With the first Tizen device, the Samsung Z1, shipping and reaching the hands of customers, it might be a good time to take a look at what kind of development options you have if you want to build a Tizen application. While you can code in HTML5, the real deal is, as always, native development.
Native applications can utilize a greater range of device features and can provide better performance than other applications. This is because native applications use a wide range of device APIs and are particularly lightweight. However, creating native applications can initially be complex if you are not familiar with the native API layout, application architecture, and life-cycle. In addition, you must become familiar with the Enlightenment Foundation Libraries (EFL) that are required to make scalable and fast graphics.
You can also delve deeper into Tizen development.

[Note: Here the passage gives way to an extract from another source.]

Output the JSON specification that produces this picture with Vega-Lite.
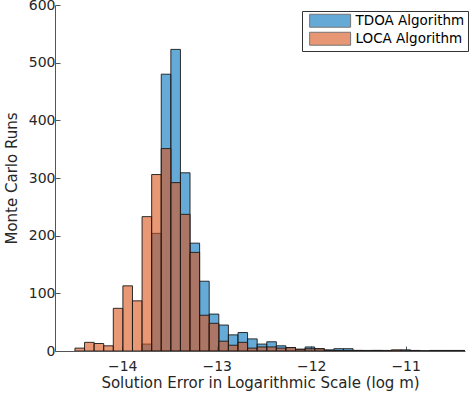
{
  "$schema": "https://vega.github.io/schema/vega-lite/v6.json",
  "width": 410,
  "height": 346,
  "autosize": "none",
  "padding": {"left": 55, "top": 5, "right": 9, "bottom": 44},
  "background": "white",
  "config": {
    "view": {"stroke": null},
    "font": "DejaVu Sans",
    "axis": {
      "grid": false,
      "labelFont": "DejaVu Sans",
      "titleFont": "DejaVu Sans",
      "labelFontSize": 14,
      "titleFontSize": 15,
      "titleFontWeight": "normal",
      "labelColor": "#262626",
      "titleColor": "#262626",
      "domainColor": "#555555",
      "tickColor": "#555555",
      "domainWidth": 1,
      "tickWidth": 1,
      "tickSize": -5
    }
  },
  "data": {
    "values": [
      {"a": "TDOA Algorithm", "x0": -13.7895, "x1": -13.688, "n": 12},
      {"a": "TDOA Algorithm", "x0": -13.688, "x1": -13.5865, "n": 204},
      {"a": "TDOA Algorithm", "x0": -13.5865, "x1": -13.485, "n": 480},
      {"a": "TDOA Algorithm", "x0": -13.485, "x1": -13.3835, "n": 523},
      {"a": "TDOA Algorithm", "x0": -13.3835, "x1": -13.282, "n": 309},
      {"a": "TDOA Algorithm", "x0": -13.282, "x1": -13.1805, "n": 187},
      {"a": "TDOA Algorithm", "x0": -13.1805, "x1": -13.079, "n": 121},
      {"a": "TDOA Algorithm", "x0": -13.079, "x1": -12.9775, "n": 64},
      {"a": "TDOA Algorithm", "x0": -12.9775, "x1": -12.876, "n": 45},
      {"a": "TDOA Algorithm", "x0": -12.876, "x1": -12.7745, "n": 28},
      {"a": "TDOA Algorithm", "x0": -12.7745, "x1": -12.673, "n": 32},
      {"a": "TDOA Algorithm", "x0": -12.673, "x1": -12.5715, "n": 21},
      {"a": "TDOA Algorithm", "x0": -12.5715, "x1": -12.47, "n": 12},
      {"a": "TDOA Algorithm", "x0": -12.47, "x1": -12.3685, "n": 16},
      {"a": "TDOA Algorithm", "x0": -12.3685, "x1": -12.267, "n": 9},
      {"a": "TDOA Algorithm", "x0": -12.267, "x1": -12.1655, "n": 6},
      {"a": "TDOA Algorithm", "x0": -12.1655, "x1": -12.064, "n": 3},
      {"a": "TDOA Algorithm", "x0": -12.064, "x1": -11.9625, "n": 7},
      {"a": "TDOA Algorithm", "x0": -11.9625, "x1": -11.861, "n": 4},
      {"a": "TDOA Algorithm", "x0": -11.861, "x1": -11.7595, "n": 2},
      {"a": "TDOA Algorithm", "x0": -11.7595, "x1": -11.658, "n": 4},
      {"a": "TDOA Algorithm", "x0": -11.658, "x1": -11.5565, "n": 4},
      {"a": "TDOA Algorithm", "x0": -11.5565, "x1": -11.455, "n": 1},
      {"a": "TDOA Algorithm", "x0": -11.455, "x1": -11.3535, "n": 1},
      {"a": "TDOA Algorithm", "x0": -11.3535, "x1": -11.252, "n": 1},
      {"a": "TDOA Algorithm", "x0": -11.252, "x1": -11.1505, "n": 0},
      {"a": "TDOA Algorithm", "x0": -11.1505, "x1": -11.049, "n": 1},
      {"a": "TDOA Algorithm", "x0": -11.049, "x1": -10.9475, "n": 2},
      {"a": "TDOA Algorithm", "x0": -10.9475, "x1": -10.846, "n": 1},
      {"a": "TDOA Algorithm", "x0": -10.846, "x1": -10.7445, "n": 0},
      {"a": "TDOA Algorithm", "x0": -10.7445, "x1": -10.643, "n": 1},
      {"a": "TDOA Algorithm", "x0": -10.643, "x1": -10.5415, "n": 0},
      {"a": "TDOA Algorithm", "x0": -10.5415, "x1": -10.44, "n": 1},
      {"a": "TDOA Algorithm", "x0": -10.44, "x1": -10.3385, "n": 0},
      {"a": "LOCA Algorithm", "x0": -14.5, "x1": -14.3985, "n": 5},
      {"a": "LOCA Algorithm", "x0": -14.3985, "x1": -14.297, "n": 15},
      {"a": "LOCA Algorithm", "x0": -14.297, "x1": -14.1955, "n": 13},
      {"a": "LOCA Algorithm", "x0": -14.1955, "x1": -14.094, "n": 9},
      {"a": "LOCA Algorithm", "x0": -14.094, "x1": -13.9925, "n": 74},
      {"a": "LOCA Algorithm", "x0": -13.9925, "x1": -13.891, "n": 113},
      {"a": "LOCA Algorithm", "x0": -13.891, "x1": -13.7895, "n": 87},
      {"a": "LOCA Algorithm", "x0": -13.7895, "x1": -13.688, "n": 233},
      {"a": "LOCA Algorithm", "x0": -13.688, "x1": -13.5865, "n": 306},
      {"a": "LOCA Algorithm", "x0": -13.5865, "x1": -13.485, "n": 351},
      {"a": "LOCA Algorithm", "x0": -13.485, "x1": -13.3835, "n": 292},
      {"a": "LOCA Algorithm", "x0": -13.3835, "x1": -13.282, "n": 237},
      {"a": "LOCA Algorithm", "x0": -13.282, "x1": -13.1805, "n": 171},
      {"a": "LOCA Algorithm", "x0": -13.1805, "x1": -13.079, "n": 62},
      {"a": "LOCA Algorithm", "x0": -13.079, "x1": -12.9775, "n": 48},
      {"a": "LOCA Algorithm", "x0": -12.9775, "x1": -12.876, "n": 17},
      {"a": "LOCA Algorithm", "x0": -12.876, "x1": -12.7745, "n": 10},
      {"a": "LOCA Algorithm", "x0": -12.7745, "x1": -12.673, "n": 15},
      {"a": "LOCA Algorithm", "x0": -12.673, "x1": -12.5715, "n": 5},
      {"a": "LOCA Algorithm", "x0": -12.5715, "x1": -12.47, "n": 7},
      {"a": "LOCA Algorithm", "x0": -12.47, "x1": -12.3685, "n": 7},
      {"a": "LOCA Algorithm", "x0": -12.3685, "x1": -12.267, "n": 5},
      {"a": "LOCA Algorithm", "x0": -12.267, "x1": -12.1655, "n": 6},
      {"a": "LOCA Algorithm", "x0": -12.1655, "x1": -12.064, "n": 3},
      {"a": "LOCA Algorithm", "x0": -12.064, "x1": -11.9625, "n": 4},
      {"a": "LOCA Algorithm", "x0": -11.9625, "x1": -11.861, "n": 4},
      {"a": "LOCA Algorithm", "x0": -11.861, "x1": -11.7595, "n": 1},
      {"a": "LOCA Algorithm", "x0": -11.7595, "x1": -11.658, "n": 1},
      {"a": "LOCA Algorithm", "x0": -11.658, "x1": -11.5565, "n": 1},
      {"a": "LOCA Algorithm", "x0": -11.5565, "x1": -11.455, "n": 1},
      {"a": "LOCA Algorithm", "x0": -11.455, "x1": -11.3535, "n": 0},
      {"a": "LOCA Algorithm", "x0": -11.3535, "x1": -11.252, "n": 1},
      {"a": "LOCA Algorithm", "x0": -11.252, "x1": -11.1505, "n": 1},
      {"a": "LOCA Algorithm", "x0": -11.1505, "x1": -11.049, "n": 2},
      {"a": "LOCA Algorithm", "x0": -11.049, "x1": -10.9475, "n": 0},
      {"a": "LOCA Algorithm", "x0": -10.9475, "x1": -10.846, "n": 0},
      {"a": "LOCA Algorithm", "x0": -10.846, "x1": -10.7445, "n": 0},
      {"a": "LOCA Algorithm", "x0": -10.7445, "x1": -10.643, "n": 0},
      {"a": "LOCA Algorithm", "x0": -10.643, "x1": -10.5415, "n": 1},
      {"a": "LOCA Algorithm", "x0": -10.5415, "x1": -10.44, "n": 0},
      {"a": "LOCA Algorithm", "x0": -10.44, "x1": -10.3385, "n": 1}
    ]
  },
  "mark": {
    "type": "bar",
    "clip": true,
    "fillOpacity": 0.6,
    "stroke": "#1a1a1a",
    "strokeWidth": 1,
    "strokeOpacity": 0.9,
    "cornerRadius": 0
  },
  "encoding": {
    "x": {
      "field": "x0",
      "type": "quantitative",
      "scale": {"domain": [-14.711, -10.372], "nice": false, "zero": false},
      "axis": {"values": [-14, -13, -12, -11], "title": "Solution Error in Logarithmic Scale (log m)", "labelPadding": 13, "titlePadding": 2}
    },
    "x2": {"field": "x1"},
    "y": {
      "field": "n",
      "type": "quantitative",
      "stack": null,
      "scale": {"domain": [0, 600], "nice": false},
      "axis": {"values": [0, 100, 200, 300, 400, 500, 600], "title": "Monte Carlo Runs", "labelPadding": 5, "titlePadding": 9}
    },
    "y2": {"datum": 0},
    "color": {
      "field": "a",
      "type": "nominal",
      "scale": {"domain": ["TDOA Algorithm", "LOCA Algorithm"], "range": ["#0072BD", "#D95319"]},
      "legend": {
        "title": null,
        "orient": "none",
        "legendX": 247,
        "legendY": 6,
        "symbolType": "M-0.6,-1.85H11.1V1.85H-0.6Z",
        "symbolSize": 49,
        "symbolStrokeColor": "#1a1a1a",
        "symbolStrokeWidth": 1,
        "symbolOpacity": 0.6,
        "labelFontSize": 13.5,
        "labelFont": "DejaVu Sans",
        "labelColor": "#000000",
        "labelOffset": 37,
        "rowPadding": 0,
        "padding": 3,
        "strokeColor": "#333333",
        "fillColor": "white"
      }
    }
  }
}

Meanwhile, AndroidCentral has taken a look at the Z1 as well, concluding:
If we’re ever to see Tizen on a high-end phone, with a proper global marketing push behind it, chances are it’ll look drastically different to what we see on the Samsung Z1 today. For now, what Samsung has is a lower-cost, slightly more modern replacement for its older Bada devices, not a potential successor to its vast Android lineup.
Tizen will be compatible with C, C++, Lua, Python, Ruby, Rust, OCaml, Vala, etc
https://wiki.tizen.org/wiki/EFL_Tutorials
The language support is nice, but there isn’t much of a market for apps right now, and it doesn’t look like there will be. Always fun to scratch itches where you find them, but not worth spending professional time on.
Looks like tizen continues in the tradition of symbian, maemo, meego and sailfish to allow true multitasking. I don’t really get why ubuntu touch ‘needs’ to only pretend to multitask because it is mobile. I have never seen any discussion of the pros and cons of the true multitasking of meego/sailfish by ubuntu developers, and why they chose to do the iphone’s ‘looks like multitasking when it works’ instead.
Battery life they say, but no mention of why n9/jolla still have good battery life with true multitasking.
I guess the best explanation is that they expect to have lot’s of crappy applications that won’t bother do the right thing as described eg. in the tizen document linked above “For example, for power management reasons, well-designed applications reduce resource usage when they detect that their display window is covered by another application window. State change events make the detection possible”
Edited 2015-02-09 08:46 UTC
Yes, that has always been my understanding as well.
My suggestion for OS makers would be record energy- and network bandwidth usage per application so users can see what app is causing problems.